Medford Branch and Reading Line are in the same boat. Freight's gone, area's flipped a lot more residential and upscale-trending than it was 25 years ago. There are so few properties left zoned for heavy industrial or set up to support generation of any kind of significant shipping volumes that it's almost impossible to picture where sustainable new customers could even set up shop.
 #1190980  by The EGE
 
But the Saugus Branch doesn't have much hope of properly serving those places. The Saugus Branch is 9.5 miles end-to-end (versus 7.5 miles for that section of the Eastern Route), and has almost no fully straight sections. It has 28 grade crossings (that's 2 more than even the B Branch), versus 6 on the Eastern Route south of Lynn - and those grade crossings include every major road like 60 and 107. Increased service to Lynn is only ever going to be Blue Line + increased Eastern Route frequency.

The branch doesn't hit where it needs to. The densest area it serves is Malden - right next to Malden Center station. From there it runs along the fringes of Everett and through a lot of swamps.

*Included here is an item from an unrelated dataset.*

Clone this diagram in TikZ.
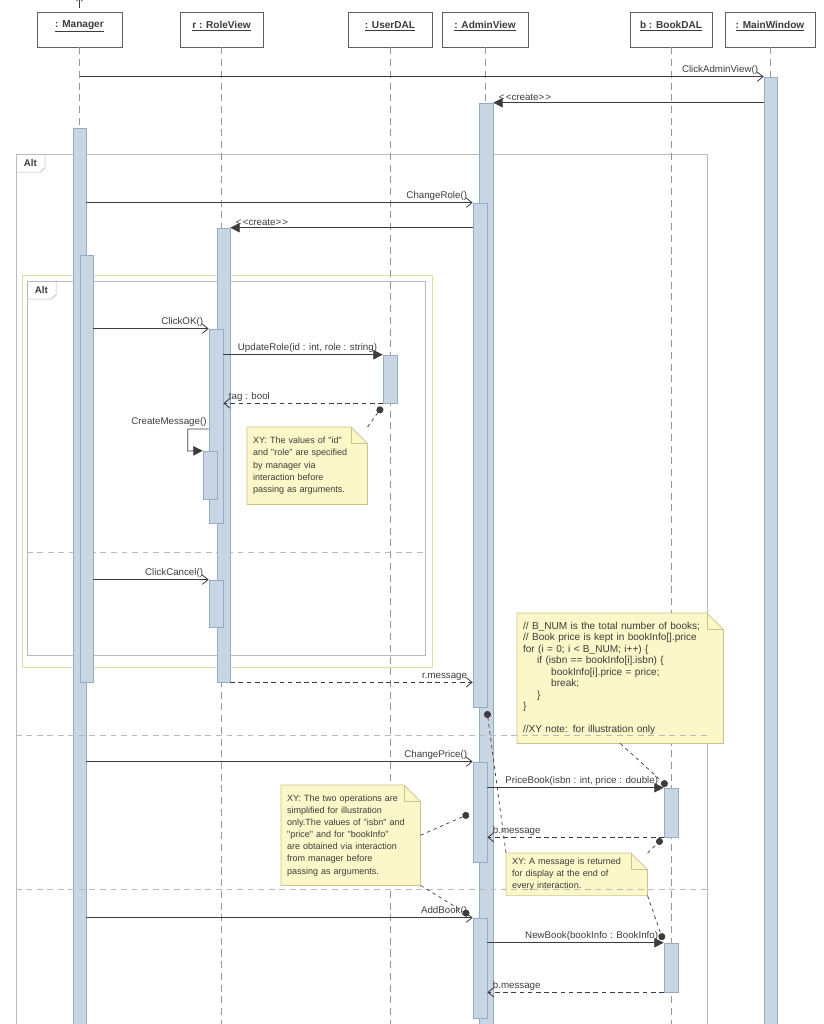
\documentclass[tikz,border=0pt]{standalone}
\usepackage{fontspec}
\setmainfont{Liberation Sans}
\usetikzlibrary{arrows.meta,fit,positioning}

\definecolor{barfill}{RGB}{200,214,228}
\definecolor{barline}{RGB}{150,172,196}
\definecolor{msgline}{RGB}{60,60,60}
\definecolor{lifegray}{RGB}{150,150,150}
\definecolor{framegray}{RGB}{185,185,185}
\definecolor{headline}{RGB}{95,95,95}
\definecolor{notefill}{RGB}{252,247,200}
\definecolor{notedraw}{RGB}{205,195,135}
\definecolor{altgreen}{RGB}{218,226,160}

\tikzset{
  head/.style={draw=headline, fill=white, inner sep=0pt, line width=0.6pt,
    font=\fontsize{8.6}{10}\selectfont\bfseries, text=msgline},
  lifeline/.style={draw=lifegray, dash pattern=on 6pt off 4pt, line width=0.5pt},
  actbar/.style={draw=barline, fill=barfill, inner sep=0pt, line width=0.5pt},
  call/.style={draw=msgline, line width=0.7pt, -{Straight Barb[length=5pt,width=8pt]}},
  syncall/.style={draw=msgline, line width=0.7pt, -{Triangle[length=8pt,width=8pt]}},
  reply/.style={draw=msgline, line width=0.7pt, dash pattern=on 4pt off 3pt,
    -{Straight Barb[length=5pt,width=8pt]}},
  lbl/.style={font=\fontsize{8.3}{9}\selectfont, text=msgline, inner sep=1.5pt},
  lblL/.style={lbl, above left, xshift=-3pt},
  lblR/.style={lbl, above right, xshift=3pt},
  note/.style={fill=notefill, inner xsep=5pt, inner ysep=4pt, align=left, anchor=north west,
    font=\fontsize{7.7}{10.4}\selectfont, text=msgline},
  codefont/.style={font=\fontsize{8.6}{9.8}\selectfont},
  notelink/.style={draw=msgline, dash pattern=on 3pt off 3pt, line width=0.6pt, -{Circle[length=6pt]}},
  framebox/.style={draw=framegray, inner sep=0pt, line width=0.6pt},
  altsep/.style={draw=framegray, dash pattern=on 5pt off 4pt, line width=0.6pt},
  tabtext/.style={minimum width=0.87cm, minimum height=0.54cm, inner sep=0pt,
    font=\fontsize{8.3}{9}\selectfont\bfseries, text=msgline}
}

% folded corner of a note
\newcommand{\dogear}[1]{%
  \fill[white] ([xshift=-5mm]#1.north east) -- (#1.north east) -- ([yshift=-5mm]#1.north east) -- cycle;
  \draw[notedraw, line width=0.6pt] (#1.north west) -- ([xshift=-5mm]#1.north east)
    -- ([yshift=-5mm]#1.north east) -- (#1.south east) -- (#1.south west) -- cycle;
  \draw[notedraw, line width=0.6pt] ([xshift=-5mm]#1.north east)
    -- ([xshift=-5mm,yshift=-5mm]#1.north east) -- ([yshift=-5mm]#1.north east);
}
% pentagon tab of a combined fragment
\newcommand{\alttab}[2]{%
  \node[tabtext, anchor=north west] (#1) at (#2.north west) {Alt};
  \draw[framebox] (#1.north east) -- ([yshift=4pt]#1.south east)
    -- ([xshift=-4pt]#1.south east) -- (#1.south west);
}
\newcommand{\crt}{<\kern1pt<create>\kern1pt>}
\newcommand{\qq}{\textquotedbl}

\begin{document}
\begin{tikzpicture}[x=0.03cm, y=-0.03cm]

  % Parameters
  \def\ybot{1030}

  \useasboundingbox (0,0) rectangle (824,1024);
  \clip (0,0) rectangle (824,1024);

  % Combined fragments
  \node[framebox, fit={(16,154) (707,\ybot)}] (altO) {};
  \alttab{altOtab}{altO}
  \node[draw=altgreen, line width=0.6pt, inner sep=0pt, fit={(22,275) (432,667)}] (altIg) {};
  \node[framebox, fill=white, fit={(27,281) (425,655)}] (altI) {};
  \alttab{altItab}{altI}
  \draw[altsep] (altI.west |- 0,552) -- (altI.east |- 0,552);

  % Lifeline heads
  \node[head, fit={(37,12) (122,47)}] (mgrH) {\underline{: Manager}};
  \node[head, fit={(180,12) (263,47)}] (rvH) {\underline{r : RoleView}};
  \node[head, fit={(348,12) (432,47)}] (udH) {\underline{: UserDAL}};
  \node[head, fit={(442,12) (528,47)}] (adH) {\underline{: AdminView}};
  \node[head, fit={(630,12) (712,47)}] (bkH) {\underline{b : BookDAL}};
  \node[head, fit={(725,12) (815,47)}] (mwH) {\underline{: MainWindow}};
  \draw[msgline, line width=0.6pt, -{Straight Barb[length=3pt,width=5pt]}]
    ([yshift=3pt]mgrH.north) -- ++(0,-11);

  \foreach \h in {mgrH,rvH,udH,adH,bkH,mwH}
    \draw[lifeline] (\h.south) -- (\h.south |- 0,\ybot);

  % Activation bars
  \node[actbar, fit={(73,128) (86,\ybot)}] (mgrA) {};
  \node[actbar, fit={(80,255) (93,682)}] (mgrB) {};
  \node[actbar, fit={(217,228) (230,682)}] (rvA) {};
  \node[actbar, fit={(209,329) (223,523)}] (rvB) {};
  \node[actbar, fit={(203,451) (217,499)}] (rvC) {};
  \node[actbar, fit={(209,580) (223,627)}] (rvD) {};
  \node[actbar, fit={(383,355) (397,403)}] (udA) {};
  \node[actbar, fit={(479,103) (493,\ybot)}] (adA) {};
  \node[actbar, fit={(473,203) (487,707)}] (adB) {};
  \node[actbar, fit={(473,762) (487,862)}] (adC) {};
  \node[actbar, fit={(473,918) (487,1018)}] (adD) {};
  \node[actbar, fit={(664,788) (678,837)}] (bkA) {};
  \node[actbar, fit={(664,943) (678,992)}] (bkB) {};
  \node[actbar, fit={(764,77) (777,\ybot)}] (mwA) {};

  % Messages
  \draw[call] (mgrH.south |- mwA.north) -- (mwA.north west)
    node[lblL] {ClickAdminView()};
  \draw[syncall] (mwA.west |- adA.north) -- (adA.north east)
    node[lblR] {\crt};
  \draw[call] (mgrA.east |- adB.north) -- (adB.north west)
    node[lblL] {ChangeRole()};
  \draw[syncall] (adB.west |- rvA.north) -- (rvA.north east)
    node[lblR] {\crt};
  \draw[call] (mgrB.east |- rvB.north) -- (rvB.north west)
    node[lblL] {ClickOK()};
  \draw[syncall] (rvB.east |- udA.north) -- (udA.north west)
    node[lblL] {UpdateRole(id : int, role : string)};
  \draw[reply] (udA.south west) -- (rvB.east |- udA.south)
    node[lblR] {tag : bool};
  \draw[syncall] (rvB.west |- 0,429) node[lbl, above left] {CreateMessage()}
    -- ++(-21,0) -- ++(0,22) -- (rvC.north west);
  \draw[call] (mgrB.east |- rvD.north) -- (rvD.north west)
    node[lblL] {ClickCancel()};
  \draw[reply] (rvA.south east) -- (adB.west |- rvA.south)
    node[lblL] {r.message};
  \draw[call] (mgrA.east |- adC.north) -- (adC.north west)
    node[lblL] {ChangePrice()};
  \draw[syncall] (adC.east |- bkA.north) -- (bkA.north west)
    node[lblL] {PriceBook(isbn : int, price : double)};
  \draw[reply] (bkA.south west) -- (adC.east |- bkA.south)
    node[lblR] {b.message};
  \draw[call] (mgrA.east |- adD.north) -- (adD.north west)
    node[lblL] {AddBook()};
  \draw[syncall] (adD.east |- bkB.north) -- (bkB.north west)
    node[lblL] {NewBook(bookInfo : BookInfo)};
  \draw[reply] (bkB.south west) -- (adD.east |- bkB.south)
    node[lblR] {b.message};

  % Notes
  \node[note, text width=3.25cm, minimum height=2.31cm] (nUpd) at (247,427)
    {XY: The values of \qq id\qq\\ and \qq role\qq\ are specified\\ by manager via\\
     interaction before\\ passing as arguments.};
  \dogear{nUpd}
  \node[note, codefont, text width=5.83cm, minimum height=3.9cm] (nCode) at (517,613)
    {// B\_NUM is the total number of books;\\
     // Book price is kept in bookInfo[].price\\
     for (i = 0; i < B\_NUM; i++) \{\\
     \hspace*{12pt}if (isbn == bookInfo[i].isbn) \{\\
     \hspace*{24pt}bookInfo[i].price = price;\\
     \hspace*{24pt}break;\\
     \hspace*{12pt}\}\\
     \}\\
     \mbox{}\\
     //XY note: for illustration only};
  \dogear{nCode}
  \node[note, text width=3.82cm, minimum height=3.0cm] (nOps) at (281,785)
    {XY: The two operations are\\ simplified for illustration\\
     only.The values of \qq isbn\qq\ and\\ \qq price\qq\ and for \qq bookInfo\qq\\
     are obtained via interaction\\ from manager before\\ passing as arguments.};
  \dogear{nOps}
  \node[note, text width=3.88cm, minimum height=1.17cm] (nMsg) at (506,853)
    {XY: A message is returned\\ for display at the end of\\ every interaction.};
  \dogear{nMsg}

  % Alternative separators
  \draw[altsep] (altO.west |- 0,735) -- (altO.east |- 0,735);
  \draw[altsep] (altO.west |- 0,889) -- (altO.east |- 0,889);

  % Note anchors
  \coordinate (d1) at (382,407);
  \coordinate (d2) at (487,711);
  \coordinate (d3) at (667,786);
  \coordinate (d4) at (469,814);
  \coordinate (d5) at (662,839);
  \coordinate (d6) at (469,915);
  \coordinate (d7) at (663,940);
  \draw[notelink] (nUpd.north east) -- (d1);
  \draw[notelink] (nCode.south) -- (d3);
  \draw[notelink] (nOps.east) -- (d4);
  \draw[notelink] (nOps.south east) -- (d6);
  \draw[notelink] (nMsg.north west) -- (d2);
  \draw[notelink] (nMsg.north east) -- (d5);
  \draw[notelink] (nMsg.south east) -- (d7);

\end{tikzpicture}
\end{document}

Proper rapid transit for Everett, Chelsea, and west Revere would be a line up Route 1. You could tie it into the system via the Eastern Route, to the Blue Line via the Grand Junction, or to a new line running over a Tobin replacement. You could even switch it over to the Saugus Branch just past the Route 60 rotary if you wanted to get to Saugus proper without grade crossing hell.